In 1823 Rev. John MacLennan became the incumbent in Belfast. From the day when that noble spirit arrived in the district until he departed from it, his strength was given without stint to aid and uplift those among whom he lived and labored. He soon opened a school at Pinette, and in addition to his many other arduous and trying duties, he taught there for years. Strange as it may seem, there were even then, in the humble homes of Belfast, pupils who craved a knowledge of the classics. Mr. MacLennan taught them Latin in addition to the ordinary subjects. His work was highly commended by John MacNeill, Inspector of Schools, in his report to the government, in 1841.

In reporting to the government in 1838 Mr. MacNeill uses a table which shows the limited curriculum of that time.

Before two generations had passed the number of professional men coming from this district proved that the spirit of their forefathers had taken deep root in the soil of the new world. Many families contributed members, in some cases as many as seven, to the learned professions and to business life.
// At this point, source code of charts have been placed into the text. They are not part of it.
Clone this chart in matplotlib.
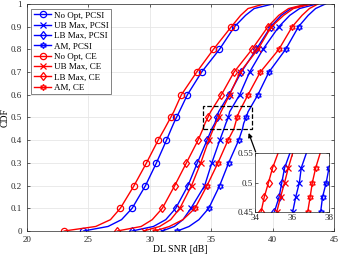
import numpy as np
import matplotlib
matplotlib.use('Agg')
import matplotlib.pyplot as plt
from matplotlib.patches import Rectangle

plt.rcParams['font.family'] = ['Liberation Serif', 'DejaVu Serif']
plt.rcParams['mathtext.fontset'] = 'stix'

fs = 6.5

# CDF levels at which the curves were read
cdf = [0, 0.02, 0.05, 0.1, 0.2, 0.3, 0.4, 0.45, 0.475, 0.5, 0.525, 0.6, 0.7, 0.8, 0.9, 0.95, 0.98, 1.0]

# DL SNR [dB] of each curve at those levels
noopt_pcsi = [24.6, 26.6, 27.7, 28.56, 29.65, 30.54, 31.36, 31.75, 31.95, 32.17, 32.4, 33.06, 34.22, 35.67, 36.9, 37.8, 38.5, 40.0]
ubmax_pcsi = [31.0, 32.0, 32.7, 33.35, 34.47, 35.05, 35.7, 36.04, 36.2, 36.4, 36.5, 37.32, 38.13, 39.21, 40.51, 41.4, 42.2, 43.6]
lbmax_pcsi = [28.55, 30.3, 31.3, 32.11, 33.11, 33.87, 34.66, 35.05, 35.3, 35.45, 35.6, 36.45, 37.45, 38.67, 39.85, 40.7, 41.5, 43.0]
am_pcsi = [32.25, 33.2, 34.0, 34.8, 35.69, 36.42, 37.24, 37.55, 37.65, 37.85, 38.0, 38.8, 39.7, 41.06, 42.11, 42.9, 43.5, 44.3]
noopt_ce = [23.03, 25.6, 26.8, 27.6, 28.72, 29.73, 30.68, 31.2, 31.45, 31.7, 31.95, 32.57, 33.82, 35.18, 36.64, 37.4, 38.0, 39.3]
ubmax_ce = [29.5, 30.8, 31.7, 32.45, 33.4, 34.15, 34.8, 35.18, 35.38, 35.6, 35.8, 36.5, 37.35, 38.8, 39.9, 40.9, 41.7, 43.2]
lbmax_ce = [27.35, 29.3, 30.2, 31.02, 32.03, 32.98, 33.93, 34.33, 34.5, 34.73, 34.95, 35.83, 36.86, 38.32, 39.62, 40.5, 41.3, 42.8]
am_ce = [30.4, 31.6, 32.7, 33.68, 34.66, 35.55, 36.37, 36.85, 36.98, 37.1, 37.28, 38.0, 39.0, 40.51, 41.6, 42.4, 43.0, 43.7]

labels = ['No Opt, PCSI', 'UB Max, PCSI', 'LB Max, PCSI', 'AM, PCSI',
          'No Opt, CE', 'UB Max, CE', 'LB Max, CE', 'AM, CE']
series = [noopt_pcsi, ubmax_pcsi, lbmax_pcsi, am_pcsi,
          noopt_ce, ubmax_ce, lbmax_ce, am_ce]
colors = ['b'] * 4 + ['r'] * 4
hexagram = (6, 1, 0)
markers = ['o', 'x', 'd', hexagram] * 2

main_marks = [i for i, c in enumerate(cdf) if c in (0, 0.1, 0.2, 0.3, 0.4, 0.5, 0.6, 0.7, 0.8, 0.9)]
inset_marks = [i for i, c in enumerate(cdf) if c in (0.45, 0.475, 0.5, 0.525)]

fig = plt.figure(figsize=(3.42, 2.59), dpi=100)
ax = fig.add_axes([0.0789, 0.1081, 0.8977, 0.8765])

for s, lab, col, m in zip(series, labels, colors, markers):
    ax.plot(s, cdf, color=col, lw=1.0, marker=m, ms=4.5, mfc='none', mew=0.9,
            markevery=main_marks, label=lab)

ax.set_xlim(20, 45)
ax.set_ylim(0, 1)
ax.set_xticks([20, 25, 30, 35, 40, 45])
ax.set_yticks(np.arange(0, 1.01, 0.1))
ax.set_yticklabels(['0', '0.1', '0.2', '0.3', '0.4', '0.5', '0.6', '0.7', '0.8', '0.9', '1'])
ax.grid(True, color='#e6e6e6', lw=0.6)
ax.set_axisbelow(True)
ax.tick_params(direction='in', top=True, right=True, labelsize=fs, colors='#262626',
               length=2.5, width=0.5)
ax.tick_params(axis='x', pad=3.5)
ax.tick_params(axis='y', pad=3.5)
for sp in ax.spines.values():
    sp.set_color('#262626')
    sp.set_linewidth(0.5)
ax.set_xlabel('DL SNR [dB]', fontsize=7, labelpad=0.5)
ax.set_ylabel('CDF', fontsize=7, labelpad=1)

leg = ax.legend(loc='upper left', fontsize=fs, frameon=True, fancybox=False,
                borderpad=0.3, labelspacing=0.22, handlelength=1.9, handletextpad=0.25,
                borderaxespad=0.5)
leg.get_frame().set_edgecolor('#262626')
leg.get_frame().set_linewidth(0.5)

# zoom box and arrow
ax.add_patch(Rectangle((34.3, 0.45), 4.0, 0.1, fill=False, ls='--', lw=0.9, ec='black', zorder=5))
ax.annotate('', xy=(38.05, 0.432), xytext=(38.62, 0.348),
            arrowprops=dict(arrowstyle='-|>', color='black', lw=0.9,
                            mutation_scale=6, shrinkA=0, shrinkB=0))

axin = fig.add_axes([0.7456, 0.1826, 0.2164, 0.2255])
for s, col, m in zip(series, colors, markers):
    axin.plot(s, cdf, color=col, lw=1.0, marker=m, ms=4.5, mfc='none', mew=0.9,
              markevery=inset_marks)
axin.set_xlim(34, 38)
axin.set_ylim(0.45, 0.55)
axin.set_xticks([34, 36, 38])
axin.set_yticks([0.45, 0.5, 0.55])
axin.set_yticklabels(['0.45', '0.5', '0.55'])
axin.tick_params(direction='in', top=True, right=True, labelsize=fs, colors='#262626',
                 length=2, width=0.5, pad=1.5)
for sp in axin.spines.values():
    sp.set_color('#262626')
    sp.set_linewidth(0.5)

fig.savefig('out.png', dpi=100)
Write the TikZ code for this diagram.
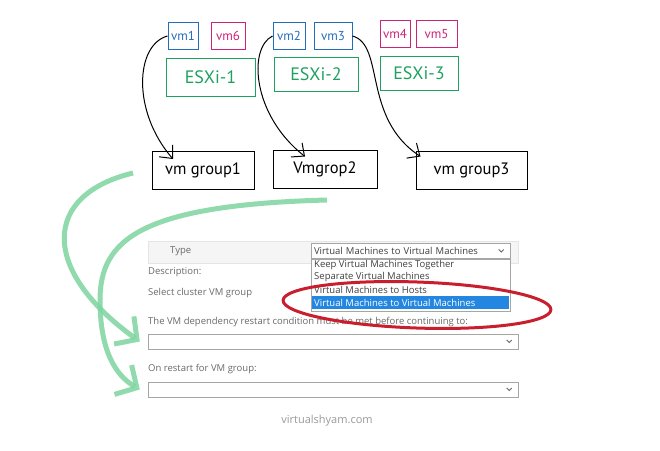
\documentclass[tikz,border=0pt]{standalone}
\usepackage{fontspec}
\setmainfont{Open Sans}
\newfontfamily\handfont{PT Sans}
\usetikzlibrary{arrows.meta}
\definecolor{vmblue}{RGB}{35,110,185}
\definecolor{vmpink}{RGB}{205,35,120}
\definecolor{esxgreen}{RGB}{30,160,95}
\definecolor{mint}{RGB}{125,212,160}
\definecolor{circred}{RGB}{200,30,45}
\definecolor{selblue}{RGB}{35,135,225}
\definecolor{uigray}{RGB}{105,105,105}
\tikzset{every picture/.style={x=1pt,y=-1pt}}
\tikzset{vmbox/.style={draw,line width=1pt,minimum width=30,minimum height=27,inner sep=1pt,font=\handfont\fontsize{13}{13}\selectfont}}
\tikzset{hostbox/.style={draw=esxgreen,text=esxgreen,line width=1pt,minimum height=34,font=\handfont\fontsize{18}{18}\selectfont}}
\tikzset{groupbox/.style={draw,line width=1pt,minimum height=38,font=\handfont\fontsize{16.5}{16.5}\selectfont}}
\tikzset{link/.style={line width=1pt,-{Straight Barb[length=10pt,width=18pt]}}}
\tikzset{flow/.style={mint,line width=5pt,opacity=.85,-{Straight Barb[length=16pt,width=34pt,line width=5pt]}}}
\tikzset{lbl/.style={anchor=west,inner sep=0pt,text=uigray,font=\fontsize{9.5}{10}\selectfont}}
\tikzset{item/.style={anchor=west,inner sep=0pt,text=black!75,font=\fontsize{9.5}{10}\selectfont}}
\tikzset{selbox/.style={draw=black!35,fill=white,minimum height=15,inner sep=0pt}}

\begin{document}
\begin{tikzpicture}
\useasboundingbox (0,0) rectangle (660,450);

% hosts and their vms
\node [vmbox,draw=vmblue,text=vmblue] (vm1) at (183,36) {vm1};
\node [vmbox,draw=vmpink,text=vmpink,minimum width=34] (vm6) at (228,36) {vm6};
\node [vmbox,draw=vmblue,text=vmblue,minimum width=32] (vm2) at (289,36) {vm2};
\node [vmbox,draw=vmblue,text=vmblue,minimum width=38] (vm3) at (333,36) {vm3};
\node [vmbox,draw=vmpink,text=vmpink] (vm4) at (395,34) {vm4};
\node [vmbox,draw=vmpink,text=vmpink,minimum width=41] (vm5) at (436.5,34) {vm5};

\node [hostbox,minimum width=89,minimum height=38] (esx1) at (210.5,77) {ESXi-1};
\node [hostbox,minimum width=84] (esx2) at (316,74) {ESXi-2};
\node [hostbox,minimum width=78] (esx3) at (419,73) {ESXi-3};

% vm groups
\node [groupbox,minimum width=102] (vg1) at (203,170.5) {vm group1};
\node [groupbox,minimum width=104] (vg2) at (325,169) {Vmgrop2};
\node [groupbox,minimum width=111] (vg3) at (471.5,170) {vm group3};

\draw [link] (vm1.west) .. controls (135,45) and (132,112) .. ([xshift=-30,yshift=-8]vg1.north);
\draw [link] (vm2.west) .. controls (248,48) and (252,115) .. ([xshift=-20,yshift=-7]vg2.north);
\draw [link] (vm3.east) .. controls (385,45) and (362,118) .. ([xshift=-51,yshift=-6]vg3.north);

% screenshot of the rule dialog
\node [fill=black!4,draw=black!10,minimum width=370,minimum height=22,inner sep=0pt] (typerow) at (333,252) {};
\node [lbl] (typelbl) at (170,251) {Type};
\node [selbox,minimum width=199,text width=193,align=left,font=\fontsize{9.5}{10}\selectfont,text=black!75] (typesel) at (410.5,251) {Virtual Machines to Virtual Machines};
\draw [black!60,line width=.8pt] ([xshift=-9]typesel.east) ++(-2.5,-1.5) -- ++(2.5,2.5) -- ++(2.5,-2.5);

\node [selbox,minimum width=199,minimum height=52] (typelist) at (410.5,285) {};
\node [fill=selblue,minimum width=197,minimum height=13,inner sep=0pt] (hilite) at (410.5,302.5) {};
\node [item] (opt1) at (314,265) {Keep Virtual Machines Together};
\node [item] (opt2) at (314,277.5) {Separate Virtual Machines};
\node [item] (opt3) at (314,290) {Virtual Machines to Hosts};
\node [item,text=white] (opt4) at (314,302.5) {Virtual Machines to Virtual Machines};

\node [lbl] (desc) at (148,272) {Description:};
\node [lbl] (selgrp) at (148,293) {Select cluster VM group};
\node [lbl] (cond) at (148,322) {The VM dependency restart condition must be met before continuing to:};
\node [selbox,minimum width=370] (sel1) at (333,341.5) {};
\draw [black!60,line width=.8pt] ([xshift=-9]sel1.east) ++(-2.5,-1.5) -- ++(2.5,2.5) -- ++(2.5,-2.5);
\node [lbl] (restart) at (148,369) {On restart for VM group:};
\node [selbox,minimum width=370] (sel2) at (333,389.5) {};
\draw [black!60,line width=.8pt] ([xshift=-9]sel2.east) ++(-2.5,-1.5) -- ++(2.5,2.5) -- ++(2.5,-2.5);

\node [text=black!40,font=\fontsize{11}{12}\selectfont] (site) at (327,421) {virtualshyam.com};

% red ring round the chosen type
\draw [circred,line width=3pt,rotate around={-2:(417,305)}] (417,305) ellipse (134 and 23);

% green arrows from the groups into the dialog
\coordinate (g1) at (133,173);
\coordinate (g2) at (327,200);
\draw [flow] (g1) .. controls (42,195) and (40,270) .. ([xshift=-8]sel1.west);
\draw [flow] (g2) .. controls (140,205) and (100,240) .. (100,300) .. controls (100,350) and (115,375) .. ([xshift=-8]sel2.west);
\end{tikzpicture}
\end{document}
No self-denial on the part of any member of the household was considered too great if thereby one of the family, who desired it, was enabled to pursue his studies at a seat of higher learning. Medicine and engineering were looked upon with great favor, and the career of any youth who entered one of these professions was watched with eager interest. The Church too was favored by many, and the early organization of a highly devotional congregation, presided over by ministers of wide knowledge and broad sympathy, did much to hold it in the esteem and affection of the people long after it had begun to lose its power in other parts.

Few congregations of similar size have given as many sons to the active ministry of the Church. The highly imaginative Highlander, with his love of meditation, found in the pulpit a fitting medium to express without reserve, the intensity of the gloomy forebodings which ever characterized his theory of life and religion.

Owing to the prospect, not always remote, of political preferment incident to the legal profession, it was looked upon by many as a most desirable calling. Coupled with this was the more fixed home life of those following this vocation. Its vagaries and opportunities for disputation made it congenial to the peculiar mental constitution of the Highlander, with his alternate periods of brooding melancholy and infectious gaiety. They were farseeing enough to recognize the high value of a legal training as a matter of mental discipline, and the consequent benefits accruing to the student of law in any calling one might choose. They also realized the great truth expressed by Edmund Burke, "The law is a science which does more to quicken and invigorate the understanding than all the other kinds of learning put together." It is not therefore to be wondered at that, with such an outlook on life, this district gave a large number of men of high integrity and skill to the bench and bar.

But the great majority, as in other parts, were unable to attain a formal higher education. In the ranks of these, one finds men and women of the highest honor and fidelity, whose lives have been not only a credit to themselves and a source of pride to their families, but an honor to their native land.